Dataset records

__________________________________________________

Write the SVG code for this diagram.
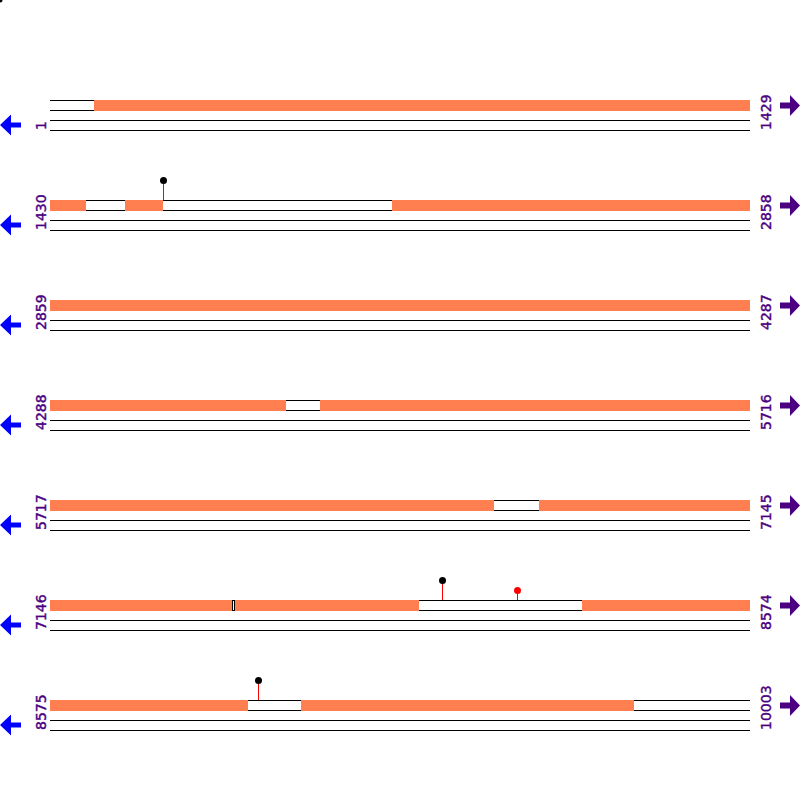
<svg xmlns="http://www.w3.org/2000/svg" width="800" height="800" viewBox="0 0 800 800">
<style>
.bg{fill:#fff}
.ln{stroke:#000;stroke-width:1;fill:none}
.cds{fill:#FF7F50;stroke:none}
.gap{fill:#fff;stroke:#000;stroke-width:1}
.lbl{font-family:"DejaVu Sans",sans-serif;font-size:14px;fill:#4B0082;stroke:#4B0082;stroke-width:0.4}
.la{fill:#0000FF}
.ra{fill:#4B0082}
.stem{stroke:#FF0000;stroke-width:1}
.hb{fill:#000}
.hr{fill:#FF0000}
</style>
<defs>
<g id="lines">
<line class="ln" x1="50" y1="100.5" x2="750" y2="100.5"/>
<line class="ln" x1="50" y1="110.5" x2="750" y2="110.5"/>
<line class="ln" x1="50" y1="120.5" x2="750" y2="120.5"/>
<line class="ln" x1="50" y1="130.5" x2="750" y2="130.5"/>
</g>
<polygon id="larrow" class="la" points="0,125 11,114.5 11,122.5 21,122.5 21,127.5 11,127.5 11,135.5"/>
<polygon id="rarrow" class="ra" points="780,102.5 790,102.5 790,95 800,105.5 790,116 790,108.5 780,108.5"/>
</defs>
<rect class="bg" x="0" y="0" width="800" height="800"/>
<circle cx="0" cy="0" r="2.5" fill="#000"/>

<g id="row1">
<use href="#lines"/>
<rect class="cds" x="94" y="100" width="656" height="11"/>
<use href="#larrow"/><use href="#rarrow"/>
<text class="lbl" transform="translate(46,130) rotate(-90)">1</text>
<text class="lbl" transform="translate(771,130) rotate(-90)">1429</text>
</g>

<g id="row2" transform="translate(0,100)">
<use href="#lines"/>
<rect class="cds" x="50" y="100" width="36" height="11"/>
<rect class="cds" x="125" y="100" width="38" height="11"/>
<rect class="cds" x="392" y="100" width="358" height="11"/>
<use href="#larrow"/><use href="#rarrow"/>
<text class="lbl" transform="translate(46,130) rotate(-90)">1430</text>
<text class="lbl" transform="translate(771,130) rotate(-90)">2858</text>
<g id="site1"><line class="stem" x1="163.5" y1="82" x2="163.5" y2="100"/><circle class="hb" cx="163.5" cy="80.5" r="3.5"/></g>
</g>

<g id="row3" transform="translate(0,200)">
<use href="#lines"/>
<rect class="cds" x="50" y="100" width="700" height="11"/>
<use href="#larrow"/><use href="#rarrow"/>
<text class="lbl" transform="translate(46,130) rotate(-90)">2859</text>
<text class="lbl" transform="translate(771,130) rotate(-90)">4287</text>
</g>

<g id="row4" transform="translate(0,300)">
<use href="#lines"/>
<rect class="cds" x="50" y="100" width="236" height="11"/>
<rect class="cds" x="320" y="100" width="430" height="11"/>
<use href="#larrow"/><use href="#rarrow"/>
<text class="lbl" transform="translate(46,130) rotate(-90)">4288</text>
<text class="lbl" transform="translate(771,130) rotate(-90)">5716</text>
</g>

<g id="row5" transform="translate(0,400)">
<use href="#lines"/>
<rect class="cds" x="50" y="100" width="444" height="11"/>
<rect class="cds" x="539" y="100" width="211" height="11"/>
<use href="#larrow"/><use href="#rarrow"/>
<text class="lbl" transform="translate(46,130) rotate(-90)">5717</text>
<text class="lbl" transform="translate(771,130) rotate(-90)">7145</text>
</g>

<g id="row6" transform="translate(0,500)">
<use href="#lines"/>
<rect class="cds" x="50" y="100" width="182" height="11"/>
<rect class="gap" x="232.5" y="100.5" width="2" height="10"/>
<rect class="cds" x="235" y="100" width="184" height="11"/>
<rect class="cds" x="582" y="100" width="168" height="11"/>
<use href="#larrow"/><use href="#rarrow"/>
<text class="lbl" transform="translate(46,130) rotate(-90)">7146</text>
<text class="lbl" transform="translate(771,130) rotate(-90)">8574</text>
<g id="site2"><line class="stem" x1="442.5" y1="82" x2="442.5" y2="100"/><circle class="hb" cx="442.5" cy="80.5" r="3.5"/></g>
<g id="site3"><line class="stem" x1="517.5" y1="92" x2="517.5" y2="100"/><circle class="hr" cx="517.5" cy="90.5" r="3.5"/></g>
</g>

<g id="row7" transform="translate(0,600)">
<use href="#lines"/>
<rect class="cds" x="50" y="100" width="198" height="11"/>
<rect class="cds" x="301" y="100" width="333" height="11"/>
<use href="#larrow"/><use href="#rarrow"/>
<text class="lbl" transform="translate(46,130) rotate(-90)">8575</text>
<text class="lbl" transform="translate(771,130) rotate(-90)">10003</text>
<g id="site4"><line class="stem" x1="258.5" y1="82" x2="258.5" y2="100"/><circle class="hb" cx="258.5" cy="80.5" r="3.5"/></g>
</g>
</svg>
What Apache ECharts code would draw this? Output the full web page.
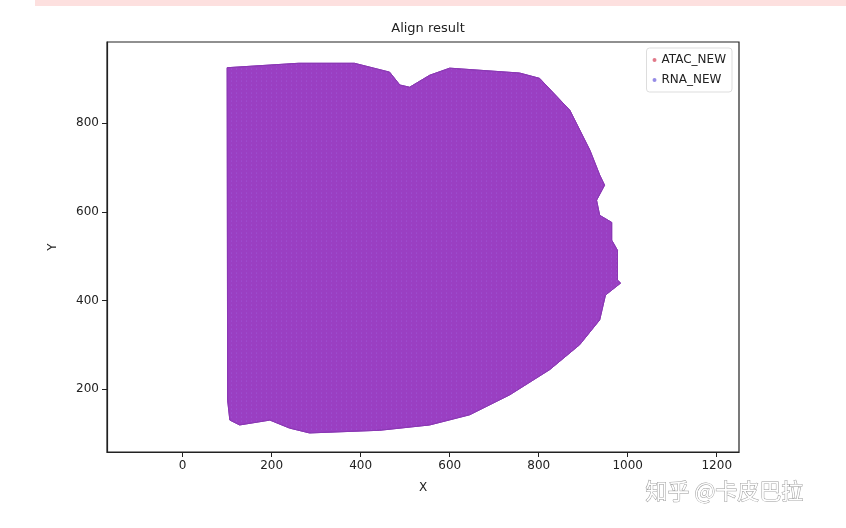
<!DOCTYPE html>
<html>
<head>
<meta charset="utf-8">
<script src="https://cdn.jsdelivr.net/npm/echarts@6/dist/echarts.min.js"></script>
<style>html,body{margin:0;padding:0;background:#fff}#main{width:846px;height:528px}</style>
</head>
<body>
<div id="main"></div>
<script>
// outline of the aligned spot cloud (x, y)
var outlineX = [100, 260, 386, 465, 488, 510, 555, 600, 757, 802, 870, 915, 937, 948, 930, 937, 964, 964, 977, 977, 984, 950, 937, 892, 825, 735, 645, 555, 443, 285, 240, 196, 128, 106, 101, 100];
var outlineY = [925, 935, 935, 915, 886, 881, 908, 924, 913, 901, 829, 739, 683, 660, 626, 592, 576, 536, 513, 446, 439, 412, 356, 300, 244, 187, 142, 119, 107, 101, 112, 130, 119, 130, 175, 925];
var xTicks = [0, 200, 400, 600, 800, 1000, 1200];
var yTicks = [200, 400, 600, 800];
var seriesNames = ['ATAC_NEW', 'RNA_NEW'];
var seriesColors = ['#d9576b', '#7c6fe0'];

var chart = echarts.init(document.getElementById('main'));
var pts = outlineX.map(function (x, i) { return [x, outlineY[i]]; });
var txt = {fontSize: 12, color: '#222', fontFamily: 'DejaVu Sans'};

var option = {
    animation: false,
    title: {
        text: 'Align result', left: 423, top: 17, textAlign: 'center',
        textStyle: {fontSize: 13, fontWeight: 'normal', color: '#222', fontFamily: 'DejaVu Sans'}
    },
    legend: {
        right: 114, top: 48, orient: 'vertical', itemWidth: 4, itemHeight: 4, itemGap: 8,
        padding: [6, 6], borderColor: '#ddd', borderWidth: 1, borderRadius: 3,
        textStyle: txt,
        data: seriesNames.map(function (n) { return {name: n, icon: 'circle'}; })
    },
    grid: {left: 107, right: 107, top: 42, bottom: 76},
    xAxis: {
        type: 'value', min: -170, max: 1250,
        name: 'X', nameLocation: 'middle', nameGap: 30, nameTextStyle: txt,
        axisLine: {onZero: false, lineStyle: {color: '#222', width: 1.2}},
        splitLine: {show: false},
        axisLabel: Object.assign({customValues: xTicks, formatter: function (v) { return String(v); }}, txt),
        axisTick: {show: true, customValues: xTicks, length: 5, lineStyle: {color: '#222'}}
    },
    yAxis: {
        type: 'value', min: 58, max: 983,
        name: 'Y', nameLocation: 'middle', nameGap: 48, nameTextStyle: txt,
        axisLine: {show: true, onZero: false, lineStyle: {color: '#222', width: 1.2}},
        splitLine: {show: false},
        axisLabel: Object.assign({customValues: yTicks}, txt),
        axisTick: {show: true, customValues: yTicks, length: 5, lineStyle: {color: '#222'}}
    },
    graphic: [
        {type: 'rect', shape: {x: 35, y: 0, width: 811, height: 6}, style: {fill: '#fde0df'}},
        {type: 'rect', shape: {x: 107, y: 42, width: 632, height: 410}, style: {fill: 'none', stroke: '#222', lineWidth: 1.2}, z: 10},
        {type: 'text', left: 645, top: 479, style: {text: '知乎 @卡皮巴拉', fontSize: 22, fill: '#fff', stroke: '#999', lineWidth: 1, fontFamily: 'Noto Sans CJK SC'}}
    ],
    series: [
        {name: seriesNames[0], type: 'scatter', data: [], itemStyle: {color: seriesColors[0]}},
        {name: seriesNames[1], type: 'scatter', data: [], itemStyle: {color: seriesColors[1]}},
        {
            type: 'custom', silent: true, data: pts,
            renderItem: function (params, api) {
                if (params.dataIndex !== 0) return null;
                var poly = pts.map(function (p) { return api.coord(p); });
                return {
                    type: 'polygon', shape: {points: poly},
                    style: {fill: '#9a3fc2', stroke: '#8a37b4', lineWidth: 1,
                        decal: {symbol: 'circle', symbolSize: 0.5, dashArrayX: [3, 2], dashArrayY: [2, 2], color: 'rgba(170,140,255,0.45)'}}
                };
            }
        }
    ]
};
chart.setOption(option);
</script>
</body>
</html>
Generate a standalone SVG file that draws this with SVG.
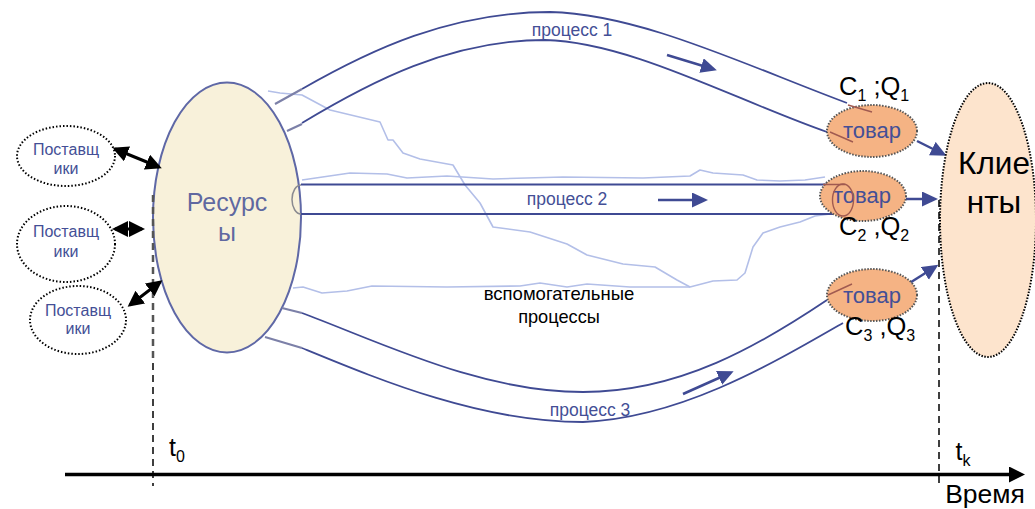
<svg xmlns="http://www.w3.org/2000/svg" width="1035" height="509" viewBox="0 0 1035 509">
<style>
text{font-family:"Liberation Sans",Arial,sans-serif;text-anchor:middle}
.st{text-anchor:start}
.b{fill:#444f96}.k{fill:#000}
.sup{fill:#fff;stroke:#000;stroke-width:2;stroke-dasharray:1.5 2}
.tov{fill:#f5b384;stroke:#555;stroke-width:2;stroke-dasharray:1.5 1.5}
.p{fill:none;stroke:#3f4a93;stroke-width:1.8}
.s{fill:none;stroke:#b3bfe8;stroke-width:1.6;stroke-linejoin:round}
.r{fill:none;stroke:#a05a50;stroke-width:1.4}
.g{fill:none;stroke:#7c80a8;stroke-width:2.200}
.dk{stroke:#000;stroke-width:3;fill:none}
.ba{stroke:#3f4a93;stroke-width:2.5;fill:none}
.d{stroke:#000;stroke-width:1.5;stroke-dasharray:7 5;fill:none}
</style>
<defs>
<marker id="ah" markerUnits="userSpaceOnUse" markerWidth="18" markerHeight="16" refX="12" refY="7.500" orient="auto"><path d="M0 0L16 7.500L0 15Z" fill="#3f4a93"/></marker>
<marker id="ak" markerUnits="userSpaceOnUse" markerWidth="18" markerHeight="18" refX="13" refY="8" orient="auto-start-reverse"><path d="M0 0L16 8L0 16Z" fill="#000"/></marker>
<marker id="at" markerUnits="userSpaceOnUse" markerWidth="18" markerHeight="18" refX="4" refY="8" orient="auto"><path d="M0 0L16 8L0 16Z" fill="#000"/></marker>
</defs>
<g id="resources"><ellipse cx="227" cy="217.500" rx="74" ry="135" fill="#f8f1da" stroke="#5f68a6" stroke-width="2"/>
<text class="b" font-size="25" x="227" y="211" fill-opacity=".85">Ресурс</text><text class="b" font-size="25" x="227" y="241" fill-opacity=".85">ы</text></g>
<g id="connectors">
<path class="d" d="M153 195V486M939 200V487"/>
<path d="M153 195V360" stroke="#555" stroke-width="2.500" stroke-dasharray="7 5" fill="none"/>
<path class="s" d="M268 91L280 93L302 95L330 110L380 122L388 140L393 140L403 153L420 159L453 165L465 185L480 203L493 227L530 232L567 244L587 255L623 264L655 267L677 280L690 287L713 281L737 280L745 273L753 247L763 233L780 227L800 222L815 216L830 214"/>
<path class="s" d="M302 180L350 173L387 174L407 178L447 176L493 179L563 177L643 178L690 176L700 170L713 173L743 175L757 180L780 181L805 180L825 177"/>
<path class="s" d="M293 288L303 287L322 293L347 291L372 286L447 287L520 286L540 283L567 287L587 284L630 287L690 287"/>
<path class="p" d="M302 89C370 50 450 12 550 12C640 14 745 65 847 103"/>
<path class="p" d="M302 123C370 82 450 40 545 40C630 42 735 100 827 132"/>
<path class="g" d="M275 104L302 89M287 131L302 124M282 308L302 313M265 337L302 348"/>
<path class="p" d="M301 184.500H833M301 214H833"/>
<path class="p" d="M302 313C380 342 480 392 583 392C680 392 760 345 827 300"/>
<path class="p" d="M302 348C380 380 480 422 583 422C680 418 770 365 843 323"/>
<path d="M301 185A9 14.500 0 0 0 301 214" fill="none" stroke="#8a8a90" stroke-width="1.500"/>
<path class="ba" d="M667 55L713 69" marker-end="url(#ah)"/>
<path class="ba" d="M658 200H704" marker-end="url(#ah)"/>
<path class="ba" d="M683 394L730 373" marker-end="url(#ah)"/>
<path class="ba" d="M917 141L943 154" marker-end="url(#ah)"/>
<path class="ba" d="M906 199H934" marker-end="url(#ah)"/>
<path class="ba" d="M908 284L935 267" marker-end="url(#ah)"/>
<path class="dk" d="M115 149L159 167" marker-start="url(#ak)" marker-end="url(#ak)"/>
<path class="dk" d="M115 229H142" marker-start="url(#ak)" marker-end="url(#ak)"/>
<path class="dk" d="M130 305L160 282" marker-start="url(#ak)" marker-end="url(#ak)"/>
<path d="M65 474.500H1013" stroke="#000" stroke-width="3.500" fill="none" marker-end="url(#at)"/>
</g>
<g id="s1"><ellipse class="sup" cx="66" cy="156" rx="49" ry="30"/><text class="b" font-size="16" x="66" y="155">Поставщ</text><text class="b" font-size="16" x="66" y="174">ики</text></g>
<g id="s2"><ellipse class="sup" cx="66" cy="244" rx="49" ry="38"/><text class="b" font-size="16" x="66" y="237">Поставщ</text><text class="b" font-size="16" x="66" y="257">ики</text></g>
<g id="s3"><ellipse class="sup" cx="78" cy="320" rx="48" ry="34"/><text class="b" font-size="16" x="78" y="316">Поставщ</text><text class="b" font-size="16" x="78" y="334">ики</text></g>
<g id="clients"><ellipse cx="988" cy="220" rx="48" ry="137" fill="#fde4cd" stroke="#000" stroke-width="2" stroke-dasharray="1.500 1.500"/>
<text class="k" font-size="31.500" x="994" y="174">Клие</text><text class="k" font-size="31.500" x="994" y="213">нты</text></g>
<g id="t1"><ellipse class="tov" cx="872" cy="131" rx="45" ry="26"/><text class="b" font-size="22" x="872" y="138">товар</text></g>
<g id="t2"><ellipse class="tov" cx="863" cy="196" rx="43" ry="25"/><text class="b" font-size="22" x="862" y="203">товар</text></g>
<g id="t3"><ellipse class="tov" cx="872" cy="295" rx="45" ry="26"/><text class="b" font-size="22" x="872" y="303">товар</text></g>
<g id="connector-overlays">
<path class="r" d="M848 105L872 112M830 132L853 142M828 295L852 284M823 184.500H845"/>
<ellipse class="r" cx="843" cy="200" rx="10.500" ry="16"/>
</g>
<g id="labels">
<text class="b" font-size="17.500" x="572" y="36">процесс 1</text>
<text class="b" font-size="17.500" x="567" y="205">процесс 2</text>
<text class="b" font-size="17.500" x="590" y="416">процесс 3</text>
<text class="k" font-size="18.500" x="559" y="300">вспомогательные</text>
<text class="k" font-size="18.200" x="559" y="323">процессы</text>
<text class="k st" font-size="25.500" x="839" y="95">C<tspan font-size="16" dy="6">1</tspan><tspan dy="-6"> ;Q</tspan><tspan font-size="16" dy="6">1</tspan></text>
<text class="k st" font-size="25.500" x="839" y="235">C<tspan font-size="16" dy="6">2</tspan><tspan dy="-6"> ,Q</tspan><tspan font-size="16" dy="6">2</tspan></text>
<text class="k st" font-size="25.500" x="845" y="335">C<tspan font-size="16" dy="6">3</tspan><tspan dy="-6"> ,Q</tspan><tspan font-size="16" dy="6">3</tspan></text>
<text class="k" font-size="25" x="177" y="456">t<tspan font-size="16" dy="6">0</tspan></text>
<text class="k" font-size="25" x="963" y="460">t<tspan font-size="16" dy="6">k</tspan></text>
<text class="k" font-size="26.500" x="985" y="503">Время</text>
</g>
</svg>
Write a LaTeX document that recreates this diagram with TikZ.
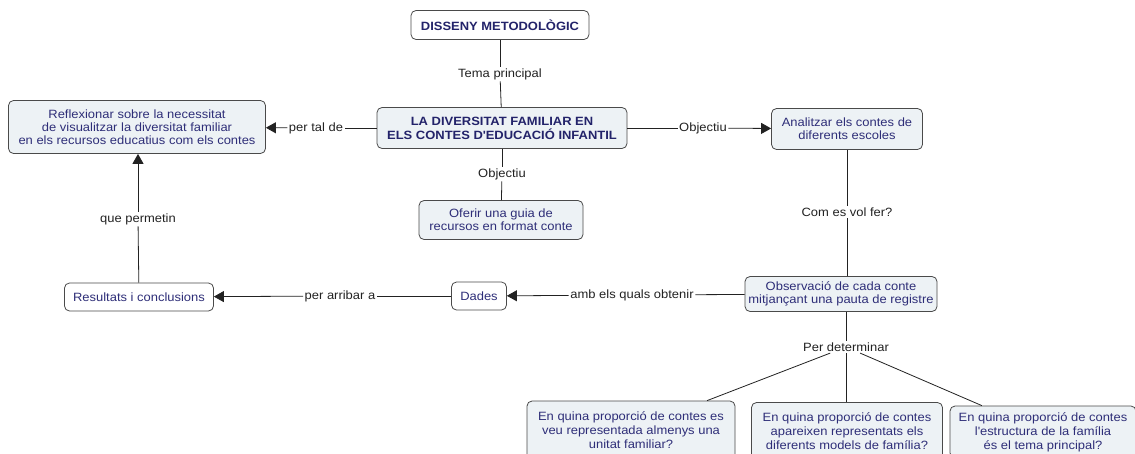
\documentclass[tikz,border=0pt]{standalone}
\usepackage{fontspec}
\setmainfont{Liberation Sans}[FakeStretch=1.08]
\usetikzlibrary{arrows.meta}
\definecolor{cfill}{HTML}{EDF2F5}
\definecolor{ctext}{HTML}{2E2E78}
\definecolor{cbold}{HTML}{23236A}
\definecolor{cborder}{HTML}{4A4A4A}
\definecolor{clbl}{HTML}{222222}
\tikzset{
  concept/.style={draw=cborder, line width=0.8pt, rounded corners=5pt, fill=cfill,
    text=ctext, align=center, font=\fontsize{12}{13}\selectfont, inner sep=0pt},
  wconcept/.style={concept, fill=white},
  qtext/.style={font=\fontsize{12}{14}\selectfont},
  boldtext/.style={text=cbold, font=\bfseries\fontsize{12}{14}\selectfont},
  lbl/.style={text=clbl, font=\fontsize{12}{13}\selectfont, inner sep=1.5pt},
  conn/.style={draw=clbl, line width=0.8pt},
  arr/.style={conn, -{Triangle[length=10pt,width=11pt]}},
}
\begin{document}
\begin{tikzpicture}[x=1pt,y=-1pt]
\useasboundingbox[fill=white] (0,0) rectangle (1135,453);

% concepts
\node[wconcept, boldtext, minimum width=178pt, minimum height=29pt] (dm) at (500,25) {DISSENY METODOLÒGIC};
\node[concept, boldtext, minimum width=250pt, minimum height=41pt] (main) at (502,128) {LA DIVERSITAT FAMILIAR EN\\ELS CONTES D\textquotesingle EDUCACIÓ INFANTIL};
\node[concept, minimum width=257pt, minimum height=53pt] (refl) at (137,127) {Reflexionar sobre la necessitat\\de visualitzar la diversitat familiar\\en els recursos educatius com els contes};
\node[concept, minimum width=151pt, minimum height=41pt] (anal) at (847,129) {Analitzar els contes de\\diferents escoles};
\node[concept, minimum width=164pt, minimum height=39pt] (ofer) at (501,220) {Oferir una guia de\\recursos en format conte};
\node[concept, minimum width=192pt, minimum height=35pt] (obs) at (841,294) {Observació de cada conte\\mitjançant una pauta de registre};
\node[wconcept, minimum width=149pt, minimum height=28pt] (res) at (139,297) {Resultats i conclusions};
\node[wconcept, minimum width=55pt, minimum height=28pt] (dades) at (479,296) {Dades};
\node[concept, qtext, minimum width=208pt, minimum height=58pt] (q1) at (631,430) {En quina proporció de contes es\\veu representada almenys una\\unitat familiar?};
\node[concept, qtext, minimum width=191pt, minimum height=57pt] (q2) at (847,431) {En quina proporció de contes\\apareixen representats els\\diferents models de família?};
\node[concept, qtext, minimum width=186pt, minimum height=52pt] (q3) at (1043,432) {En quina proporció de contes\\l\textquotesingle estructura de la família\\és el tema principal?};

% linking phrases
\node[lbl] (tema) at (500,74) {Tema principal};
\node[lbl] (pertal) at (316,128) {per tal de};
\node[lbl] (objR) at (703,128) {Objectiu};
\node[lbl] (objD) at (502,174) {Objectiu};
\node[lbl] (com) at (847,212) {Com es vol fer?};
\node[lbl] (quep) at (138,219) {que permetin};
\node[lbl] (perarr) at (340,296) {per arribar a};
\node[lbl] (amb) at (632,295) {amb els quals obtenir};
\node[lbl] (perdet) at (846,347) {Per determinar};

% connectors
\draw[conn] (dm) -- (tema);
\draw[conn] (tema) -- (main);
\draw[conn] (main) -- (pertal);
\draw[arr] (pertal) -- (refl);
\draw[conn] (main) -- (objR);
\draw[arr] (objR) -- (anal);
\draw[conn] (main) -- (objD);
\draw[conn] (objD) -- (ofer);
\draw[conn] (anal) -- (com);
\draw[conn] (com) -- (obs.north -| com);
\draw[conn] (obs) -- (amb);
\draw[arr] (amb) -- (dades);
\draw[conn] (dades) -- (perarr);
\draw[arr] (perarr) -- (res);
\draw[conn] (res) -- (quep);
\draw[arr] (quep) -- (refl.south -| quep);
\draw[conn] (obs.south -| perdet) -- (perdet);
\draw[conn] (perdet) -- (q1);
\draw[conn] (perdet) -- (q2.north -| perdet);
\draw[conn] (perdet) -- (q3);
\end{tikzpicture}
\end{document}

__________________________________________________

**What is required**
Copy all lines above containing the string "Write".

**Task answer**
Write the SVG code for this diagram.
Write a LaTeX document that recreates this diagram with TikZ.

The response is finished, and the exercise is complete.